If the parameters of direction tuning – magnitude of selectivity, direction angle preference, and speed tuning – are specified independent of visual experience, then how are these parameters specified mechanistically? Are the patterns of spontaneous activity in the developing retina, LGN, and cortex critical to establishing these parameters [46,47,48,49,50,51,52]? Or are these parameters determined by molecular cues that direct the early patterning of connections among these areas [53], as is the case for the initial retinotopic organization of these connections [54]?

A second major mystery that remains is to understand the circuit mechanisms that underlie the parameters of direction tuning in adult animals. In the domain of orientation selectivity, we are much more knowledgeable. The neural mechanisms underlying orientation selectivity has been reviewed elsewhere (e.g., [55]), but, for example, experimental work has identified several key features that determine orientation selectivity, including the projections of collinear LGN receptive fields onto single neurons [56,57,58], and push/pull of excitation and inhibition [59,60,61,62] that would be needed to allow orientation selectivity across a range of contrasts [63, 64]. Local non-linearities arising from the clustering of orientation-selective inputs on dendrites of cortical neurons may also play an important role [65]. However, we know only a little about the arrangement of LGN inputs with respect to position and latency. We know more about how the timing of inputs from excitatory and inhibitory neurons influences direction selectivity [66], but the circuit origins of these inputs are still unclear. The field has a number of hypotheses about the circuit mechanisms [37, 67,68,69,70,71], but the exact circuit mechanisms that underlie the emergence of direction selectivity specifically in the visual cortex of carnivores and primates remain to be determined.
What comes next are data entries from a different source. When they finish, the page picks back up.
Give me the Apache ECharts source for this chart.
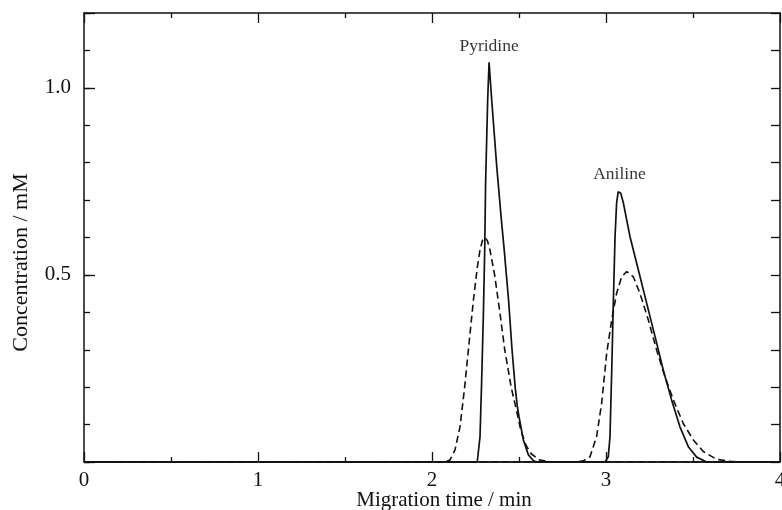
<!DOCTYPE html>
<html>
<head>
<meta charset="utf-8">
<script src="https://cdn.jsdelivr.net/npm/echarts@6/dist/echarts.min.js"></script>
<style>
html,body{margin:0;padding:0;background:#fff;}
#chart{width:782px;height:510px;}
</style>
</head>
<body>
<div id="chart"></div>
<script>
// ---- data (migration time in min, concentration in mM) ----
const pyridineSolid = [[0,0],[2.26,0],[2.266,0.005],[2.276,0.068],[2.285,0.21],[2.295,0.389],[2.303,0.567],[2.308,0.745],[2.320,0.968],[2.328,1.068],[2.343,0.968],[2.372,0.79],[2.397,0.656],[2.415,0.567],[2.44,0.433],[2.46,0.30],[2.478,0.2],[2.49,0.15],[2.50,0.121],[2.525,0.059],[2.554,0.019],[2.582,0.004],[2.60,0],[4,0]];
const pyridineDashed = [[0,0],[2.07,0],[2.103,0.005],[2.132,0.032],[2.161,0.094],[2.186,0.193],[2.209,0.299],[2.238,0.433],[2.261,0.522],[2.276,0.567],[2.290,0.592],[2.303,0.600],[2.318,0.592],[2.333,0.567],[2.36,0.50],[2.39,0.40],[2.418,0.30],[2.455,0.20],[2.488,0.133],[2.51,0.085],[2.54,0.045],[2.57,0.022],[2.62,0.005],[2.68,0],[4,0]];
const anilineSolid = [[0,0],[2.995,0],[3.0,0.002],[3.013,0.014],[3.023,0.068],[3.033,0.246],[3.042,0.424],[3.052,0.602],[3.061,0.692],[3.070,0.722],[3.077,0.727],[3.085,0.718],[3.100,0.692],[3.138,0.602],[3.186,0.513],[3.234,0.424],[3.282,0.335],[3.329,0.246],[3.377,0.166],[3.425,0.094],[3.473,0.041],[3.521,0.013],[3.578,0],[4,0]];
const anilineDashed = [[0,0],[2.83,0],[2.870,0.003],[2.908,0.014],[2.946,0.068],[2.975,0.157],[3.004,0.291],[3.033,0.380],[3.061,0.451],[3.090,0.495],[3.119,0.509],[3.157,0.495],[3.195,0.451],[3.243,0.380],[3.291,0.299],[3.339,0.228],[3.387,0.166],[3.444,0.103],[3.502,0.059],[3.559,0.028],[3.636,0.007],[3.713,0.002],[3.76,0],[4,0]];
const peakNames = ['Pyridine', 'Aniline'];
const peakTimes = [2.328, 3.077];
const peakConcs = [1.068, 0.727];
const xTickLabels = ['0', '1', '2', '3', '4'];
const yTickLabels = ['0.5', '1.0'];
const xTitle = 'Migration time / min';
const yTitle = 'Concentration / mM';

// ---- chart ----
const FONT = '"Liberation Serif", "DejaVu Serif", serif';
const INK = '#111111';
const axisLineStyle = { color: INK, width: 1.5 };
const tickStyle = { color: INK, width: 1.3 };

const chart = echarts.init(document.getElementById('chart'), null, { renderer: 'canvas' });

const xAxisBase = {
  type: 'value', min: 0, max: 4, interval: 1,
  splitLine: { show: false },
  axisLine: { show: true, onZero: false, lineStyle: axisLineStyle },
  axisTick: { show: true, inside: true, length: 10, lineStyle: tickStyle },
  minorTick: { show: true, splitNumber: 2, length: 5, lineStyle: tickStyle },
  minorSplitLine: { show: false }
};
const yAxisBase = {
  type: 'value', min: 0, max: 1.2,
  splitLine: { show: false },
  axisLine: { show: true, onZero: false, lineStyle: axisLineStyle }
};

function xLabel(v) {
  const s = String(Math.round(v));
  return (Math.abs(v - Math.round(v)) < 1e-6 && xTickLabels.indexOf(s) >= 0) ? s : '';
}
function yLabel(v) {
  const s = v.toFixed(1);
  return yTickLabels.indexOf(s) >= 0 ? s : '';
}

chart.setOption({
  animation: false,
  backgroundColor: '#fff',
  grid: { left: 84, right: 2, top: 13, bottom: 48, containLabel: false, outerBoundsMode: 'none' },
  xAxis: [
    Object.assign({}, xAxisBase, {
      position: 'bottom',
      axisLabel: { show: true, formatter: xLabel, fontFamily: FONT, fontSize: 21, color: INK, margin: 8 },
      name: xTitle, nameLocation: 'middle', nameGap: 38, nameMoveOverlap: false,
      nameTextStyle: { fontFamily: FONT, fontSize: 21, color: INK, verticalAlign: 'middle', padding: [0, 0, 0, 24] }
    }),
    Object.assign({}, xAxisBase, {
      position: 'top',
      axisLabel: { show: false }
    })
  ],
  yAxis: [
    Object.assign({}, yAxisBase, {
      position: 'left', interval: 0.1,
      axisTick: { show: true, inside: true, length: 6, lineStyle: tickStyle },
      axisLabel: { show: false }
    }),
    Object.assign({}, yAxisBase, {
      position: 'left', interval: 0.5,
      axisLine: { show: false, onZero: false },
      axisTick: { show: true, inside: true, length: 11, lineStyle: tickStyle },
      axisLabel: { show: true, formatter: yLabel, fontFamily: FONT, fontSize: 21, color: INK, margin: 13 },
      name: yTitle, nameLocation: 'middle', nameGap: 52, nameRotate: 90,
      nameTextStyle: { fontFamily: FONT, fontSize: 22, color: INK, padding: [0, 50, 0, 0] }
    }),
    Object.assign({}, yAxisBase, {
      position: 'right', interval: 0.1,
      axisTick: { show: true, inside: true, length: 9, lineStyle: tickStyle },
      axisLabel: { show: false }
    })
  ],
  series: [
    { type: 'line', data: pyridineSolid, xAxisIndex: 0, yAxisIndex: 0, showSymbol: false, symbol: 'none',
      lineStyle: { color: INK, width: 1.7, type: 'solid' }, z: 3 },
    { type: 'line', data: anilineSolid, xAxisIndex: 0, yAxisIndex: 0, showSymbol: false, symbol: 'none',
      lineStyle: { color: INK, width: 1.7, type: 'solid' }, z: 3 },
    { type: 'line', data: pyridineDashed, xAxisIndex: 0, yAxisIndex: 0, showSymbol: false, symbol: 'none',
      lineStyle: { color: INK, width: 1.6, type: [7, 4] }, z: 2 },
    { type: 'line', data: anilineDashed, xAxisIndex: 0, yAxisIndex: 0, showSymbol: false, symbol: 'none',
      lineStyle: { color: INK, width: 1.6, type: [7, 4] }, z: 2 },
    { type: 'scatter', xAxisIndex: 0, yAxisIndex: 0, symbolSize: 0, silent: true,
      data: peakNames.map((n, i) => ({ name: n, value: [peakTimes[i], peakConcs[i]] })),
      label: { show: true, position: 'top', distance: 7, formatter: p => p.name,
        fontFamily: FONT, fontSize: 17.5, color: '#000' } }
  ]
});
</script>
</body>
</html>
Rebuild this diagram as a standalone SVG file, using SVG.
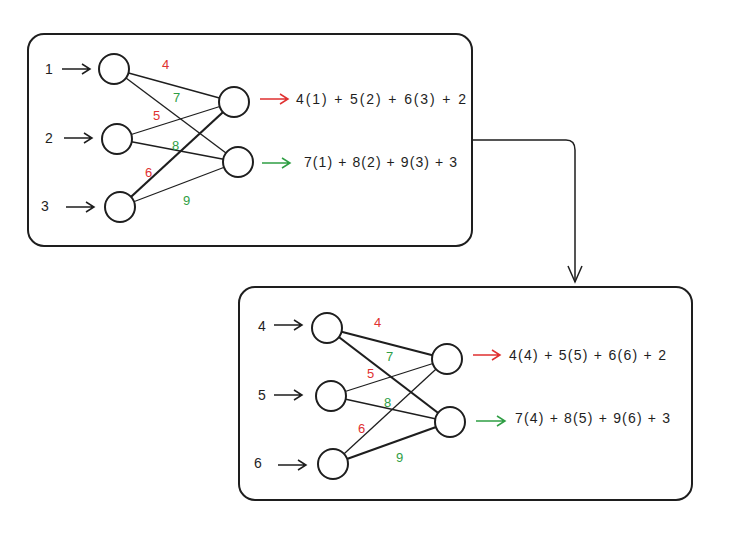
<svg xmlns="http://www.w3.org/2000/svg" width="741" height="541" viewBox="0 0 741 541">
<style>
.box{fill:none;stroke:#1e1e1e;stroke-width:2}
.n{fill:#fff;stroke:#1e1e1e;stroke-width:2}
.e{stroke:#1e1e1e;stroke-width:1.3}
.t{font-family:"Liberation Sans",sans-serif;font-size:14px;fill:#1e1e1e}
.r{font-family:"Liberation Sans",sans-serif;font-size:13px;fill:#e03131}
.g{font-family:"Liberation Sans",sans-serif;font-size:13px;fill:#2f9e44}
.a{fill:none;stroke:#1e1e1e;stroke-width:1.5}
.ar{fill:none;stroke:#e03131;stroke-width:1.5}
.ag{fill:none;stroke:#2f9e44;stroke-width:1.5}
</style>
<rect width="741" height="541" fill="#fff"/>
<g id="box1"><rect class="box" x="28" y="34" width="444" height="212" rx="16"/></g>
<g id="box2"><rect class="box" x="239" y="287" width="453" height="213" rx="16"/></g>
<g id="connectors">
<path class="a" d="M472,140 H566 Q575,140 575,150 V282"/>
<path class="a" d="M568,266 L575,282 L582,266"/>
<g class="e">
<line x1="114" y1="69" x2="234" y2="102"/><line x1="114" y1="69" x2="238" y2="162"/>
<line x1="117" y1="139" x2="234" y2="102"/><line x1="117" y1="139" x2="238" y2="162"/>
<line x1="120" y1="207" x2="234" y2="102" stroke-width="2.2"/><line x1="120" y1="207" x2="238" y2="162"/>
<line x1="327" y1="328" x2="447" y2="359" stroke-width="2.2"/><line x1="327" y1="328" x2="450" y2="422" stroke-width="2.2"/>
<line x1="331" y1="396" x2="447" y2="359"/><line x1="331" y1="396" x2="450" y2="422"/>
<line x1="333" y1="464" x2="447" y2="359"/><line x1="333" y1="464" x2="450" y2="422" stroke-width="2.2"/>
</g>
<path class="a" d="M62,69 H90 M82,64 L90,69 L82,74 M64,138 H92 M84,133 L92,138 L84,143 M66,207 H94 M86,202 L94,207 L86,212"/>
<path class="a" d="M274,325 H302 M294,320 L302,325 L294,330 M274,395 H302 M294,390 L302,395 L294,400 M278,465 H306 M298,460 L306,465 L298,470"/>
<path class="ar" d="M260,99 H288 M280,94 L288,99 L280,104 M473,355 H500 M492,350 L500,355 L492,360"/>
<path class="ag" d="M262,163 H290 M282,158 L290,163 L282,168 M476,421 H505 M497,416 L505,421 L497,426"/>
</g>
<g id="n1"><circle class="n" cx="114" cy="69" r="15"/></g>
<g id="n2"><circle class="n" cx="117" cy="139" r="15"/></g>
<g id="n3"><circle class="n" cx="120" cy="207" r="15"/></g>
<g id="n4"><circle class="n" cx="234" cy="102" r="15"/></g>
<g id="n5"><circle class="n" cx="238" cy="162" r="15"/></g>
<g id="m1"><circle class="n" cx="327" cy="328" r="15"/></g>
<g id="m2"><circle class="n" cx="331" cy="396" r="15"/></g>
<g id="m3"><circle class="n" cx="333" cy="464" r="15"/></g>
<g id="m4"><circle class="n" cx="447" cy="359" r="15"/></g>
<g id="m5"><circle class="n" cx="450" cy="422" r="15"/></g>
<g id="labels">
<text class="t" x="45" y="74">1</text><text class="t" x="45" y="143">2</text><text class="t" x="41" y="211">3</text>
<text class="t" x="258" y="331">4</text><text class="t" x="258" y="400">5</text><text class="t" x="254" y="468">6</text>
<text class="r" x="162" y="69">4</text><text class="g" x="173" y="102">7</text><text class="r" x="153" y="120">5</text>
<text class="g" x="172" y="150">8</text><text class="r" x="145" y="177">6</text><text class="g" x="183" y="205">9</text>
<text class="r" x="374" y="327">4</text><text class="g" x="386" y="361">7</text><text class="r" x="367" y="378">5</text>
<text class="g" x="384" y="407">8</text><text class="r" x="358" y="433">6</text><text class="g" x="396" y="462">9</text>
<text class="t" x="296" y="104" textLength="170">4(1) + 5(2) + 6(3) + 2</text>
<text class="t" x="304" y="167" textLength="153">7(1) + 8(2) + 9(3) + 3</text>
<text class="t" x="509" y="360" textLength="157">4(4) + 5(5) + 6(6) + 2</text>
<text class="t" x="515" y="423" textLength="155">7(4) + 8(5) + 9(6) + 3</text>
</g>
</svg>
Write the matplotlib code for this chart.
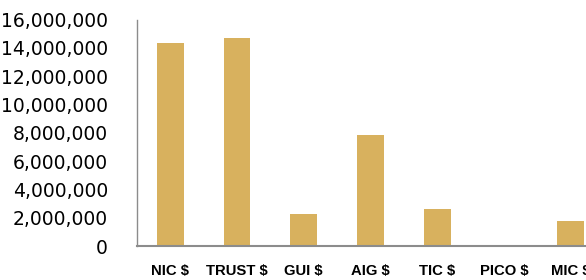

Knowledge of the circuit mechanisms of direction selectivity could shed light on the processes of development, just as understanding the processes of development can shed light on the circuit mechanisms in the mature animal.

It is worth noting that while we focused on basic canonical features of cells early in the visual pathway such as orientation and direction selectivity in response to full-field stimulation, neurons in the primary visual cortex are known to respond in a more intricate manner depending on the visual context of the stimulus falling directly on their receptive field [72, 73]. The traditional measures of direction and orientation selectivity do not necessarily tap into these aspects of coding. Therefore, we do not have the full picture of how the development of these more complex characteristics of selectivity might depend on early experience. Indeed, preliminary data using more sophisticated measures of developmental changes of neural behavior suggest that, while basic characteristics are left largely unaffected, experience strongly influence the emerging complex properties of cells related to integrating orientation and direction information into an internal representation [74, 75].

Interestingly, we also found recently that cross-orientation suppression and surround suppression emerged in the ferret primary visual cortex regardless of whether the animal had any visual experience [76]. Thus, a picture is emerging, in which evolutionarily determined and experience-permitted processes scaffold basic mechanisms of the visual system, such as sensitivity to orientation and direction information. We know that experience must have significant influence on the brains of individuals, as we can learn to read or learn other practiced skills. But perhaps the properties that are tuned by early experience are only observable by more sensitive measures such as natural scene responses or higher order statistics [77].